▶ **TASK TO CARRY OUT**:
Write out the data again exactly, skipping every picture.

=== ENTRIES SHOWN ===

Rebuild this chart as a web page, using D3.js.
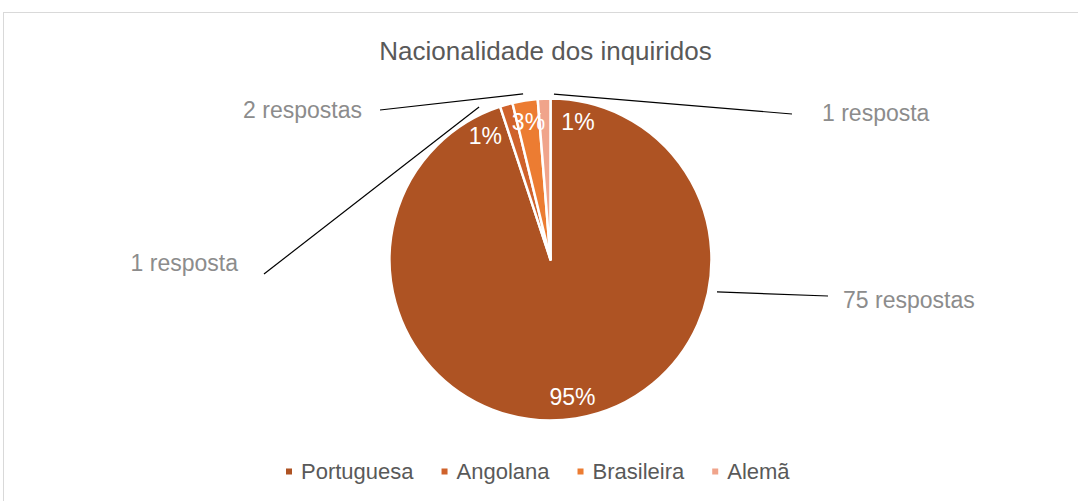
<!DOCTYPE html>
<html>
<head>
<meta charset="utf-8">
<script src="https://cdn.jsdelivr.net/npm/d3@7"></script>
<style>
  html, body { margin: 0; padding: 0; background: #fff; }
  svg { display: block; font-family: "Liberation Sans", Arial, sans-serif; }
</style>
</head>
<body>
<svg id="chart" width="1078" height="501"></svg>
<script>
// ---- data ----
const title = "Nacionalidade dos inquiridos";
const categories = ["Portuguesa", "Angolana", "Brasileira", "Alemã"];
const values = [75, 1, 2, 1];
const countLabels = ["75 respostas", "1 resposta", "2 respostas", "1 resposta"];
const colors = ["#AE5323", "#CF622B", "#EC7C32", "#F0A48B"];

// ---- layout (not data) ----
const W = 1078, H = 501;
const cx = 550.5, cy = 259.5, R = 161;
// percent label offset from default centroid radius, per slice (dx, dy)
const pctShift = [[0, 0], [-27, 10], [0, 0], [33, 1]];
// external count label: text anchor position, anchor, line start, line end polar (deg clockwise from top, radius)
const extLayout = [
  { x: 843, y: 300, anchor: "start", lx: 828, ly: 296, a: 101, r: 169.6 },
  { x: 238, y: 263, anchor: "end",   lx: 264, ly: 274, a: 334.9, r: 168.4 },
  { x: 362, y: 110, anchor: "end",   lx: 380, ly: 110, a: 350.6, r: 167.8 },
  { x: 822, y: 113, anchor: "start", lx: 792, ly: 114, a: 1.2,   r: 165.5 }
];

const svg = d3.select("#chart");

// frame
svg.append("rect")
  .attr("x", 3.5).attr("y", 12.5)
  .attr("width", W + 10).attr("height", H + 10)
  .attr("fill", "#fff").attr("stroke", "#D9D9D9").attr("stroke-width", 1);

// title
svg.append("text")
  .attr("x", 545.5).attr("y", 51)
  .attr("text-anchor", "middle").attr("dominant-baseline", "central")
  .attr("font-size", 26).attr("fill", "#595959")
  .text(title);

const color = d3.scaleOrdinal().domain(categories).range(colors);
const total = d3.sum(values);
const data = categories.map((c, i) => ({ cat: c, value: values[i], i }));

const pie = d3.pie().value(d => d.value).sort(null);
const arcs = pie(data);
const arc = d3.arc().innerRadius(0).outerRadius(R);
const labelArc = d3.arc().innerRadius(139).outerRadius(139);

const g = svg.append("g").attr("transform", `translate(${cx},${cy})`);

g.selectAll("path.slice")
  .data(arcs)
  .join("path")
  .attr("class", "slice")
  .attr("d", arc)
  .attr("fill", d => color(d.data.cat))
  .attr("stroke", "#fff")
  .attr("stroke-width", 2.5)
  .attr("stroke-linejoin", "round");

// percent labels
g.selectAll("text.pct")
  .data(arcs)
  .join("text")
  .attr("class", "pct")
  .attr("x", d => labelArc.centroid(d)[0] + pctShift[d.data.i][0])
  .attr("y", d => labelArc.centroid(d)[1] + pctShift[d.data.i][1])
  .attr("text-anchor", "middle").attr("dominant-baseline", "central")
  .attr("font-size", 23).attr("fill", "#fff")
  .text(d => Math.round(d.data.value / total * 100) + "%");

// leader lines + count labels
const polar = (a, r) => [cx + r * Math.sin(a * Math.PI / 180), cy - r * Math.cos(a * Math.PI / 180)];
arcs.forEach(d => {
  const L = extLayout[d.data.i];
  const p = polar(L.a, L.r);
  svg.append("line")
    .attr("x1", L.lx).attr("y1", L.ly).attr("x2", p[0]).attr("y2", p[1])
    .attr("stroke", "#000").attr("stroke-width", 1.2);
  svg.append("text")
    .attr("x", L.x).attr("y", L.y)
    .attr("text-anchor", L.anchor).attr("dominant-baseline", "central")
    .attr("font-size", 23).attr("fill", "#8C8C8C")
    .text(countLabels[d.data.i]);
});

// legend
const legend = svg.append("g");
let lx = 286;
const ly = 471.5;
categories.forEach((c, i) => {
  legend.append("rect")
    .attr("x", lx).attr("y", ly - 3).attr("width", 6).attr("height", 6)
    .attr("fill", color(c));
  const t = legend.append("text")
    .attr("x", lx + 15).attr("y", ly)
    .attr("dominant-baseline", "central")
    .attr("font-size", 22).attr("fill", "#595959")
    .text(c);
  lx += 15 + t.node().getComputedTextLength() + 28;
});
</script>
</body>
</html>
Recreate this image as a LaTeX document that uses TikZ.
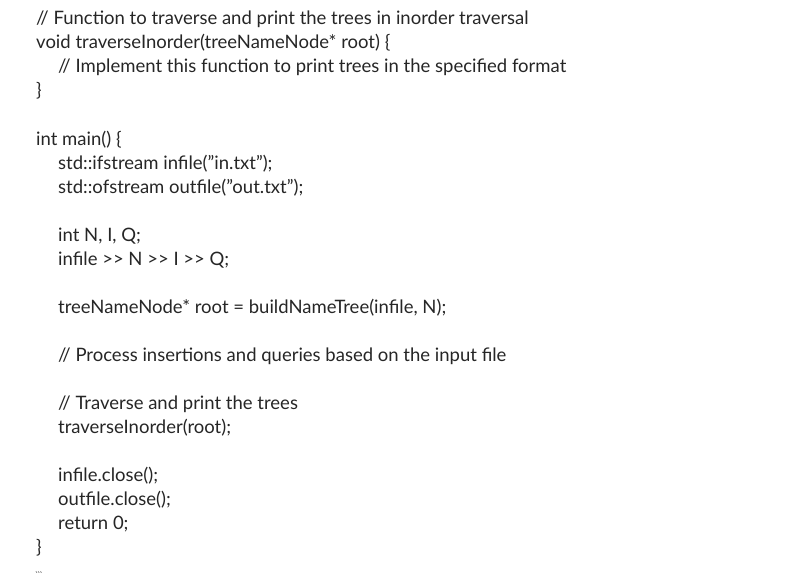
\documentclass[tikz,border=0pt]{standalone}
\usepackage{fontspec}
\setmainfont{Lato}
\begin{document}
\begin{tikzpicture}[x=1pt,y=-1pt,every node/.style={inner sep=0pt,anchor=base west,font=\fontsize{18.5}{22}\selectfont,text=black!85}]
\useasboundingbox[fill=white] (0,0) rectangle (791,583);
\node (l1) at (36,25) {// Function to traverse and print the trees in inorder traversal};
\node (l2) at (36,49) {void traverseInorder(treeNameNode* root) \{};
\node (l3) at (58,73) {// Implement this function to print trees in the specified format};
\node (l4) at (36,97) {\}};
\node (l5) at (36,145) {int main() \{};
\node (l6) at (58,169) {std::ifstream infile("in.txt");};
\node (l7) at (58,193) {std::ofstream outfile("out.txt");};
\node (l8) at (58,241) {int N, I, Q;};
\node (l9) at (58,265) {infile >{}> N >{}> I >{}> Q;};
\node (l10) at (58,313) {treeNameNode* root = buildNameTree(infile, N);};
\node (l11) at (58,361) {// Process insertions and queries based on the input file};
\node (l12) at (58,409) {// Traverse and print the trees};
\node (l13) at (58,433) {traverseInorder(root);};
\node (l14) at (58,481) {infile.close();};
\node (l15) at (58,505) {outfile.close();};
\node (l16) at (58,529) {return 0;};
\node (l17) at (36,553) {\}};
\node (l18) at (36,578) {\fontsize{9}{10}\selectfont\`{}\`{}\`{}};
\end{tikzpicture}
\end{document}
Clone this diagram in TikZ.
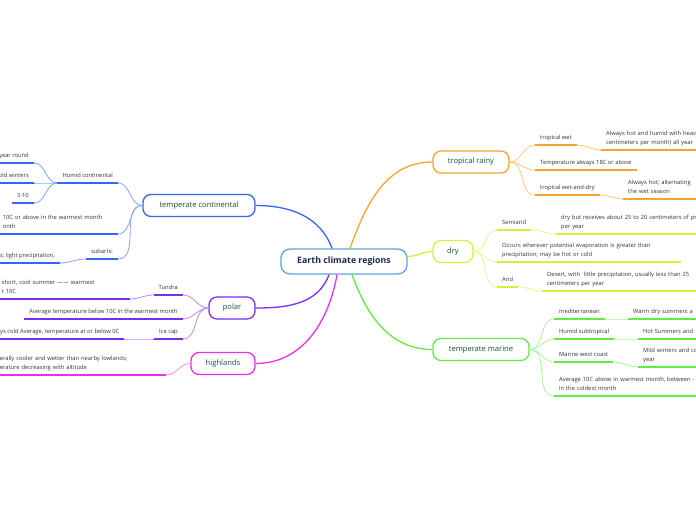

===

▶ **RESPONSE TO THE EXERCISE**:
Rebuild this chart as a web page, using D3.js.
<!DOCTYPE html>
<html>
<head>
<meta charset="utf-8">
<script src="https://cdn.jsdelivr.net/npm/d3@7"></script>
<style>
  html, body { margin: 0; padding: 0; background: #fff; }
  svg { display: block; font-family: "Liberation Sans", Arial, sans-serif; }
</style>
</head>
<body>
<svg id="chart" width="1078" height="501"></svg>
<script>
// ---- data ----
const title = "Nacionalidade dos inquiridos";
const categories = ["Portuguesa", "Angolana", "Brasileira", "Alemã"];
const values = [75, 1, 2, 1];
const countLabels = ["75 respostas", "1 resposta", "2 respostas", "1 resposta"];
const colors = ["#AE5323", "#CF622B", "#EC7C32", "#F0A48B"];

// ---- layout (not data) ----
const W = 1078, H = 501;
const cx = 550.5, cy = 259.5, R = 161;
// percent label offset from default centroid radius, per slice (dx, dy)
const pctShift = [[0, 0], [-27, 10], [0, 0], [33, 1]];
// external count label: text anchor position, anchor, line start, line end polar (deg clockwise from top, radius)
const extLayout = [
  { x: 843, y: 300, anchor: "start", lx: 828, ly: 296, a: 101, r: 169.6 },
  { x: 238, y: 263, anchor: "end",   lx: 264, ly: 274, a: 334.9, r: 168.4 },
  { x: 362, y: 110, anchor: "end",   lx: 380, ly: 110, a: 350.6, r: 167.8 },
  { x: 822, y: 113, anchor: "start", lx: 792, ly: 114, a: 1.2,   r: 165.5 }
];

const svg = d3.select("#chart");

// frame
svg.append("rect")
  .attr("x", 3.5).attr("y", 12.5)
  .attr("width", W + 10).attr("height", H + 10)
  .attr("fill", "#fff").attr("stroke", "#D9D9D9").attr("stroke-width", 1);

// title
svg.append("text")
  .attr("x", 545.5).attr("y", 51)
  .attr("text-anchor", "middle").attr("dominant-baseline", "central")
  .attr("font-size", 26).attr("fill", "#595959")
  .text(title);

const color = d3.scaleOrdinal().domain(categories).range(colors);
const total = d3.sum(values);
const data = categories.map((c, i) => ({ cat: c, value: values[i], i }));

const pie = d3.pie().value(d => d.value).sort(null);
const arcs = pie(data);
const arc = d3.arc().innerRadius(0).outerRadius(R);
const labelArc = d3.arc().innerRadius(139).outerRadius(139);

const g = svg.append("g").attr("transform", `translate(${cx},${cy})`);

g.selectAll("path.slice")
  .data(arcs)
  .join("path")
  .attr("class", "slice")
  .attr("d", arc)
  .attr("fill", d => color(d.data.cat))
  .attr("stroke", "#fff")
  .attr("stroke-width", 2.5)
  .attr("stroke-linejoin", "round");

// percent labels
g.selectAll("text.pct")
  .data(arcs)
  .join("text")
  .attr("class", "pct")
  .attr("x", d => labelArc.centroid(d)[0] + pctShift[d.data.i][0])
  .attr("y", d => labelArc.centroid(d)[1] + pctShift[d.data.i][1])
  .attr("text-anchor", "middle").attr("dominant-baseline", "central")
  .attr("font-size", 23).attr("fill", "#fff")
  .text(d => Math.round(d.data.value / total * 100) + "%");

// leader lines + count labels
const polar = (a, r) => [cx + r * Math.sin(a * Math.PI / 180), cy - r * Math.cos(a * Math.PI / 180)];
arcs.forEach(d => {
  const L = extLayout[d.data.i];
  const p = polar(L.a, L.r);
  svg.append("line")
    .attr("x1", L.lx).attr("y1", L.ly).attr("x2", p[0]).attr("y2", p[1])
    .attr("stroke", "#000").attr("stroke-width", 1.2);
  svg.append("text")
    .attr("x", L.x).attr("y", L.y)
    .attr("text-anchor", L.anchor).attr("dominant-baseline", "central")
    .attr("font-size", 23).attr("fill", "#8C8C8C")
    .text(countLabels[d.data.i]);
});

// legend
const legend = svg.append("g");
let lx = 286;
const ly = 471.5;
categories.forEach((c, i) => {
  legend.append("rect")
    .attr("x", lx).attr("y", ly - 3).attr("width", 6).attr("height", 6)
    .attr("fill", color(c));
  const t = legend.append("text")
    .attr("x", lx + 15).attr("y", ly)
    .attr("dominant-baseline", "central")
    .attr("font-size", 22).attr("fill", "#595959")
    .text(c);
  lx += 15 + t.node().getComputedTextLength() + 28;
});
</script>
</body>
</html>
Recreate this image as a LaTeX document that uses TikZ.
\documentclass[tikz,border=0pt]{standalone}
\usepackage{fontspec}
\setmainfont{Lato}
\begin{document}
\begin{tikzpicture}[x=1pt,y=-1pt,every node/.style={inner sep=0pt,anchor=base west,font=\fontsize{18.5}{22}\selectfont,text=black!85}]
\useasboundingbox[fill=white] (0,0) rectangle (791,583);
\node (l1) at (36,25) {// Function to traverse and print the trees in inorder traversal};
\node (l2) at (36,49) {void traverseInorder(treeNameNode* root) \{};
\node (l3) at (58,73) {// Implement this function to print trees in the specified format};
\node (l4) at (36,97) {\}};
\node (l5) at (36,145) {int main() \{};
\node (l6) at (58,169) {std::ifstream infile("in.txt");};
\node (l7) at (58,193) {std::ofstream outfile("out.txt");};
\node (l8) at (58,241) {int N, I, Q;};
\node (l9) at (58,265) {infile >{}> N >{}> I >{}> Q;};
\node (l10) at (58,313) {treeNameNode* root = buildNameTree(infile, N);};
\node (l11) at (58,361) {// Process insertions and queries based on the input file};
\node (l12) at (58,409) {// Traverse and print the trees};
\node (l13) at (58,433) {traverseInorder(root);};
\node (l14) at (58,481) {infile.close();};
\node (l15) at (58,505) {outfile.close();};
\node (l16) at (58,529) {return 0;};
\node (l17) at (36,553) {\}};
\node (l18) at (36,578) {\fontsize{9}{10}\selectfont\`{}\`{}\`{}};
\end{tikzpicture}
\end{document}
Clone this diagram in TikZ.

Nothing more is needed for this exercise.